The high ability for social learning is one of the characteristics that sets us apart from other species. Learning from each other and teaching each other things are behaviors that make us human. Our species also has a long childhood and youth compared to other primates, apparently because more and more vital knowledge and skills have to be acquired through social learning during development.
As a result, we humans are highly flexible as a species, adaptable to different habitats through technologies and cultural knowledge, and today we inhabit virtually all regions of the world. Because children have to learn over a long period of time and are dependent on the adults around them, we humans also have a division of labor in the care and education of offspring – not just parents but many other people in the group participate in it.
Compared to other primates, we humans have a very long childhood and adolescence. Source: adapted from Zimmerman, E. & Radespiel, E. (2007). Primate Life Histories. In: Henke, W., Tattersall, I., & Hardt, T. Handbook of Paleoanthropology. Berlin: Springer. S. 1166.
For most of human history, people have learned from each other in their groups, largely within the context of everyday life. Formal educational institutions (e.g. schools and universities) have emerged only very recently by comparison.
Probably the recording of language through writing and printing was a major factor requiring formal education – because even the ability for reading and writing must first be learned and explicitly taught. Books, on the other hand, made the passing on of cultural knowledge easier and more efficient. Education in monasteries and elite academies already existed in various regions of the world some 3,000 years ago.

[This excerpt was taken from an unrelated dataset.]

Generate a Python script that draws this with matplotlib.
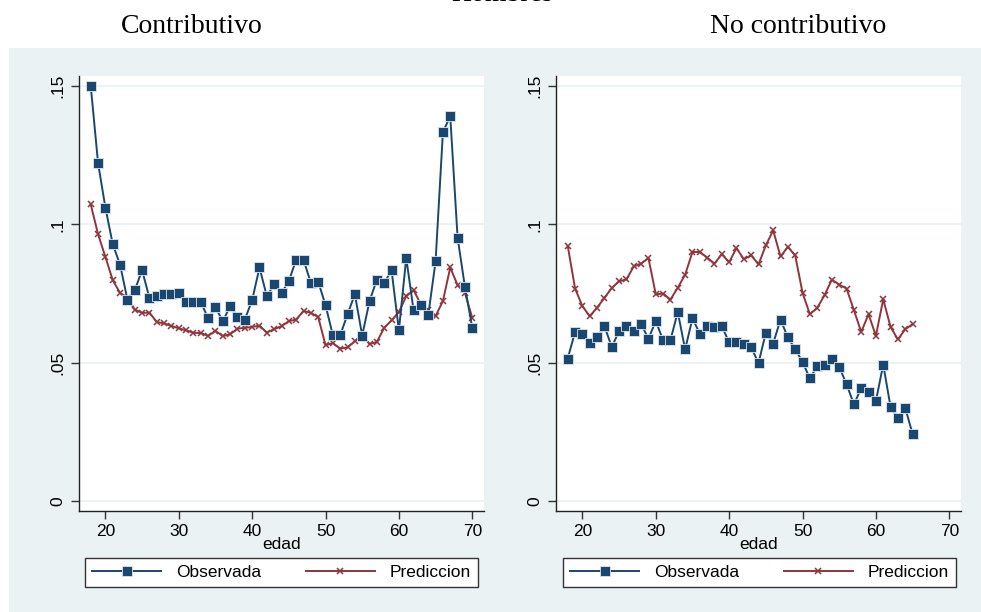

Public education for the general population was introduced in the 16th and 19th centuries in Europe and parts of Asia. In the 19th century, education spread throughout the world, driven by colonization and industrialization.

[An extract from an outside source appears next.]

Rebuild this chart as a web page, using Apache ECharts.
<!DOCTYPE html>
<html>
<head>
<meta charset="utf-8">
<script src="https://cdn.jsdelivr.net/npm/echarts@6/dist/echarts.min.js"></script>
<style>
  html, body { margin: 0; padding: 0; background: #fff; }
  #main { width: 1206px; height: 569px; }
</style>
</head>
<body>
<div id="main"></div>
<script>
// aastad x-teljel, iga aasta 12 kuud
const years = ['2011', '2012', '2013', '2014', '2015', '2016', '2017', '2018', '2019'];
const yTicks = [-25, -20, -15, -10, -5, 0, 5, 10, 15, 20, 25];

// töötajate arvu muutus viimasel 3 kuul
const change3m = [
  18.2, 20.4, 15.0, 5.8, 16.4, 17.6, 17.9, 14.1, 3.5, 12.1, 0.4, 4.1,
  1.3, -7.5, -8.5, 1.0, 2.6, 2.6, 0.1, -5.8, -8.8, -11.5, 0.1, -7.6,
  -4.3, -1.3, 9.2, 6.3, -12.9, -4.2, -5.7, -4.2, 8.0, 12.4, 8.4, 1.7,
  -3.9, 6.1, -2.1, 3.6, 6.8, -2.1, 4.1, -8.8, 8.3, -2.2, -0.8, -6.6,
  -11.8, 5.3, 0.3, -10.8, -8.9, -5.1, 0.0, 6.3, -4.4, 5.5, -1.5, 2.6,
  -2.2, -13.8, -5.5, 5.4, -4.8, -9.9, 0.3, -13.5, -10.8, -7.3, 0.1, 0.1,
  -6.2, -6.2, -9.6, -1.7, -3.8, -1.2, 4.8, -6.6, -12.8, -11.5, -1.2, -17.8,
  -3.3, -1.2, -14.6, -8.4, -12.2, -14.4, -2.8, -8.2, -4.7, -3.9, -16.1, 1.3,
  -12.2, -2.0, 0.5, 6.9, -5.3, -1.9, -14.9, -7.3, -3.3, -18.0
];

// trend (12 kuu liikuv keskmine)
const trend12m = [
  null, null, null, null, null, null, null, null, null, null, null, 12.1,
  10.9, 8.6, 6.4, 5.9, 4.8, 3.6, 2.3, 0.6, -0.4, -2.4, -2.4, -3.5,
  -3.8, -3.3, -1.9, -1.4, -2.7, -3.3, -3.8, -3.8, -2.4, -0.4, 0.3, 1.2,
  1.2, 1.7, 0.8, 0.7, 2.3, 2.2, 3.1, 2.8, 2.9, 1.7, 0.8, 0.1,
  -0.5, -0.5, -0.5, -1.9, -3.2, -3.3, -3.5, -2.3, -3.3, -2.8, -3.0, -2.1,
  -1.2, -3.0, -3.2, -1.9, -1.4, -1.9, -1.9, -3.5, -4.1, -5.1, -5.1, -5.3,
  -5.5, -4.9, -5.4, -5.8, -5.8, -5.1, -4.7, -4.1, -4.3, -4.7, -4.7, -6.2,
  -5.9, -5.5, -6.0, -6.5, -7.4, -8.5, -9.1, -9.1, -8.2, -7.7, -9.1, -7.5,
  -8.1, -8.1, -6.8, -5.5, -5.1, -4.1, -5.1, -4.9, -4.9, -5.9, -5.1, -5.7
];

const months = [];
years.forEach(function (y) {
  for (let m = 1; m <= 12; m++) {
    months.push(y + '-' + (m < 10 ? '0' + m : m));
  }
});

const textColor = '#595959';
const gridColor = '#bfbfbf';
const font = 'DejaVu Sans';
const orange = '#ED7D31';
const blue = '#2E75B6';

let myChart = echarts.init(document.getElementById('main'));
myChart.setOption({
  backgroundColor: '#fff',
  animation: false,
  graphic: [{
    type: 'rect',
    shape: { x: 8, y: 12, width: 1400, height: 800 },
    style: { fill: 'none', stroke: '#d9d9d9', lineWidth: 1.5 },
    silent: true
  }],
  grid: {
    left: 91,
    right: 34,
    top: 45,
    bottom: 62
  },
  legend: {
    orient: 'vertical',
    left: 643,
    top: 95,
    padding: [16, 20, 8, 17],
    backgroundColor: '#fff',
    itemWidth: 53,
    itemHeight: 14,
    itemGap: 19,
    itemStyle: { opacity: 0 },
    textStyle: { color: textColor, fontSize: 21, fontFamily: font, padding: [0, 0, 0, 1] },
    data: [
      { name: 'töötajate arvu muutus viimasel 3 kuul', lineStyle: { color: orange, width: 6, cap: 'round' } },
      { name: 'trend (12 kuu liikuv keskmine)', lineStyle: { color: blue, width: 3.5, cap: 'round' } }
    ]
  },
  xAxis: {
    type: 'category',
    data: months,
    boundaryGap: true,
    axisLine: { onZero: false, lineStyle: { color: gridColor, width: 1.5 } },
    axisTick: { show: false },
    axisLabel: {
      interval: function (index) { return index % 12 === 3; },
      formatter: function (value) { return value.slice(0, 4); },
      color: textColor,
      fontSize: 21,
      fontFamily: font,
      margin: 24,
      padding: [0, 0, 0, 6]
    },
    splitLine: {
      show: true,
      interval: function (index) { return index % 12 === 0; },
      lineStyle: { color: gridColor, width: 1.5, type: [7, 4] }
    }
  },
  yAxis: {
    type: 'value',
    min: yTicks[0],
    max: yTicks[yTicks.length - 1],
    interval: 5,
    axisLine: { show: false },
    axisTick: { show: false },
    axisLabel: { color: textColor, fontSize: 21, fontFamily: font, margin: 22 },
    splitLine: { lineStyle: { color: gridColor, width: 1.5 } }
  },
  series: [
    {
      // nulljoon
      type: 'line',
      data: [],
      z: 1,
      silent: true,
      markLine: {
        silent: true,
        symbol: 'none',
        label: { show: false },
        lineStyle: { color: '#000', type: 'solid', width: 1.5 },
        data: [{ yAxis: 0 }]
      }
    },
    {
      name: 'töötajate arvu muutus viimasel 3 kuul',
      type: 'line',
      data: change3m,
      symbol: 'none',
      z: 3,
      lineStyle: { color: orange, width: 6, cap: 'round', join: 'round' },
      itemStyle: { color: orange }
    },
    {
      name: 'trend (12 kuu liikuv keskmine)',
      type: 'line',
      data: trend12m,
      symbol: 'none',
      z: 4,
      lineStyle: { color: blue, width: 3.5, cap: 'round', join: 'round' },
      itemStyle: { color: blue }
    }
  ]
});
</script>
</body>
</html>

According to some estimates, by 1800 only 10% of the world’s population could read and write. In 2014 it was about 85%.
People also spend more and more time with education. So the extension of the childhood and youth period seems to continue.

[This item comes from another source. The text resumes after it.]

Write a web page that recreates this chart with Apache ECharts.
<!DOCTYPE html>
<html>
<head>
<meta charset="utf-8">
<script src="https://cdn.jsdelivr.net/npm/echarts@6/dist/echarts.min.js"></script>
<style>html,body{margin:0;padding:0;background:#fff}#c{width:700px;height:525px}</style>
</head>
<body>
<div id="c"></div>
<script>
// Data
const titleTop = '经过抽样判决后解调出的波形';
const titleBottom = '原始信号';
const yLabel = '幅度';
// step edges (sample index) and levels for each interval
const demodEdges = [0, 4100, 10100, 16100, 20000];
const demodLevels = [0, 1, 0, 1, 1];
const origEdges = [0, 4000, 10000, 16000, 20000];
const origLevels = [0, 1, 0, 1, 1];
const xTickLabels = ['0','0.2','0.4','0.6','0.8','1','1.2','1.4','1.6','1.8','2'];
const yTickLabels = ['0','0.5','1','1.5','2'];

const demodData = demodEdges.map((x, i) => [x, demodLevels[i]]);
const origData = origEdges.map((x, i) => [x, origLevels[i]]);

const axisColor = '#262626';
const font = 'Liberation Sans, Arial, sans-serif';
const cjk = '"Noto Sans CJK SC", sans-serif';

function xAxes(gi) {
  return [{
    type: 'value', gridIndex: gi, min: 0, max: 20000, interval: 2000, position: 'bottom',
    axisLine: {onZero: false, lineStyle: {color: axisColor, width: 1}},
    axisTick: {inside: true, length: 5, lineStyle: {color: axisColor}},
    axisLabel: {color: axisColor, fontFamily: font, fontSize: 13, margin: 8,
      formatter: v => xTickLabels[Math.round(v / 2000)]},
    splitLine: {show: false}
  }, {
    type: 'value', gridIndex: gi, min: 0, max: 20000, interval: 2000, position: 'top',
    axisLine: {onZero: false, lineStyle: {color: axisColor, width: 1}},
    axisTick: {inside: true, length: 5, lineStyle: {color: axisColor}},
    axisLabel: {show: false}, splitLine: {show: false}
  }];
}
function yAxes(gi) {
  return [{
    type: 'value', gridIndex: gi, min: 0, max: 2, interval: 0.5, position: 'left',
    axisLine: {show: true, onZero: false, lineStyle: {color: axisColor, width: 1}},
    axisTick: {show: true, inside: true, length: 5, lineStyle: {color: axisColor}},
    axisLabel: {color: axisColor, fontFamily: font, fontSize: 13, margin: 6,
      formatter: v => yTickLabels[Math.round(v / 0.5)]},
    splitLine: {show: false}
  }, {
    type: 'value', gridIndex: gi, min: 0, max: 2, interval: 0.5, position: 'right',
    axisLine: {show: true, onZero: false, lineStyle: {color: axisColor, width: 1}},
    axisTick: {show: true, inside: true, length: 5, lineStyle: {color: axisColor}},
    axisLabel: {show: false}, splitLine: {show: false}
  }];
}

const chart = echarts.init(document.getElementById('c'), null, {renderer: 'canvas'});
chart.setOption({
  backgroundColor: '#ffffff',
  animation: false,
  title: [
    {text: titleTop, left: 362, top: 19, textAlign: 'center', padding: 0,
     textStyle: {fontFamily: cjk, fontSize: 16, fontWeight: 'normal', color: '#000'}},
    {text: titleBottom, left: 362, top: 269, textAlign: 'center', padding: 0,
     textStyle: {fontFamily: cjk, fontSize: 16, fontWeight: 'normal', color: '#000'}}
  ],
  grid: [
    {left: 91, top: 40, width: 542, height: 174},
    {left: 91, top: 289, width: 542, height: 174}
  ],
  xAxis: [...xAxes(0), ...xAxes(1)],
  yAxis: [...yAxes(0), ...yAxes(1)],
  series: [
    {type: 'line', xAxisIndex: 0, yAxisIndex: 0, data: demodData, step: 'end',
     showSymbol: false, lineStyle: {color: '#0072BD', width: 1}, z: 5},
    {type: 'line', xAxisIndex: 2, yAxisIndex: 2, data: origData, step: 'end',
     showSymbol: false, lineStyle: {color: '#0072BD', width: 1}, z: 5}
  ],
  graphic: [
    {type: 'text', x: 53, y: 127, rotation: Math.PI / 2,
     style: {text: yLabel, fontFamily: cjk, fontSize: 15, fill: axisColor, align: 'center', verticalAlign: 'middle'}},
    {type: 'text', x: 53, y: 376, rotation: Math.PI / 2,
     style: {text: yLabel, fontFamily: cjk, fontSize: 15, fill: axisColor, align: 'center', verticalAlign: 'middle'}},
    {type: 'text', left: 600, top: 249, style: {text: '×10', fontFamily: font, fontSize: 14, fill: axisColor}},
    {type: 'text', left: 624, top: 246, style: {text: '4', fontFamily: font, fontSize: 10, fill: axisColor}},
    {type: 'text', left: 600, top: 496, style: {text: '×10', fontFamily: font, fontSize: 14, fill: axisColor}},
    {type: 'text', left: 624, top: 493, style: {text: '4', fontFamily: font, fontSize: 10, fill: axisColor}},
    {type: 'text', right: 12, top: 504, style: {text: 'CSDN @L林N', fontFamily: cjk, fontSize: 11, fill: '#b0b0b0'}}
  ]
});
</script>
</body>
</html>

Yet, many people in the world do not have adequate access to sufficient and high quality education. This lack of education affects their abilities to improve their economic, political, and social situation.
How will or how should the education of the future look like?
How can we ensure that all people in the world have access to good education?
How can we enable all people to become lifelong learners, beyond their formal school years?
What impact can and will education have on the future evolution of our species?